What is a transaction?

A transaction transfers Bitcoin from inputs (existing chunks of BTC you own) to outputs (the new owners).

Each input refers back to a previous output you spend. Outputs assign value to addresses. The difference between inputs and outputs is the fee, which the miner keeps.

You can't partially spend an input — if you have ₿ 1.0 and want to send ₿ 0.3, you create two outputs: ₿ 0.3 to the recipient and ₿ 0.7 back to yourself (minus the fee).

Inputs

Each input is a reference to an earlier transaction's output that the sender is now spending. Format: previous_txid : output_index.

Inputs must be unlocked with a signature from the owner — that's the cryptographic proof that you control the coins.

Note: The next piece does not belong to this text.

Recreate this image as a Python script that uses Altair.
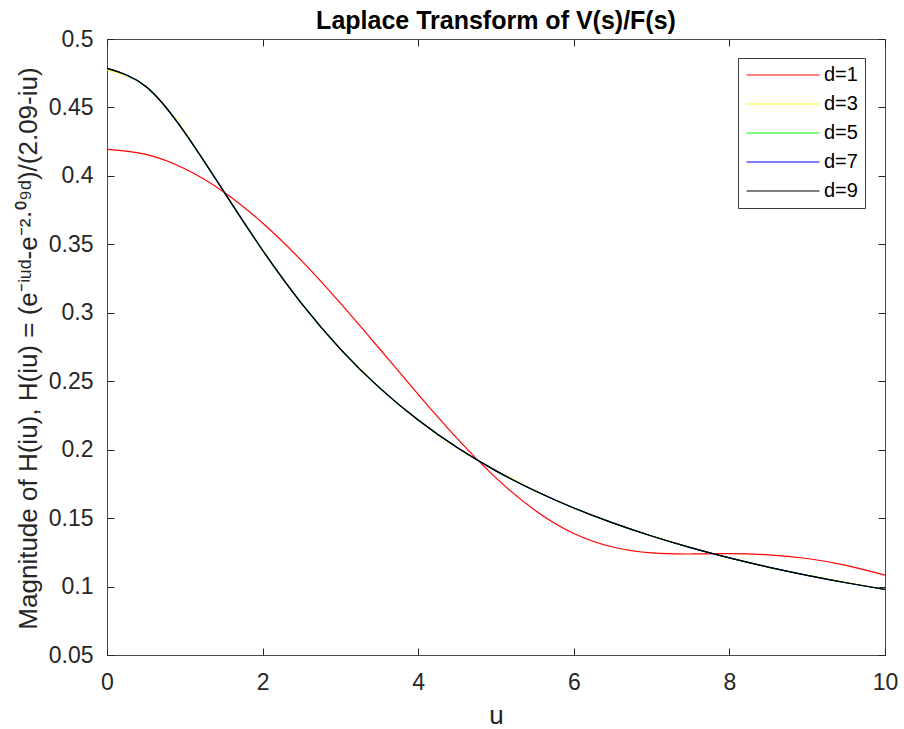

For a coinbase transaction (the miner's reward) there are no real inputs — those coins are newly created.

Outputs

Where the BTC goes. Each output assigns a specific amount to a specific Bitcoin address (or more precisely: to a script that anyone matching the conditions can later spend).

Once an output is spent (used as someone's input later), it's gone. Until then it sits in the global "UTXO set" — Unspent Transaction Outputs.

Transaction fee

Fee = total inputs − total outputs. The difference is what the sender paid to the miner to include this transaction in a block.

sat/vB = satoshis per virtual byte. Higher fee rate = miners prefer your tx, so it confirms faster. During congestion this rate spikes; in calm times it can drop to 1 sat/vB.

1 BTC = 100,000,000 satoshi.

Coinbase transaction

Every block's first transaction is special: it has no real input (no previous output to spend), but it creates new coins out of thin air.

This is the only way new BTC enters circulation. The miner who finds the block claims the subsidy plus all transaction fees from the other transactions in this block.

Miners can write arbitrary data into the coinbase input — sometimes a slogan, sometimes a pool name, sometimes just nonce padding.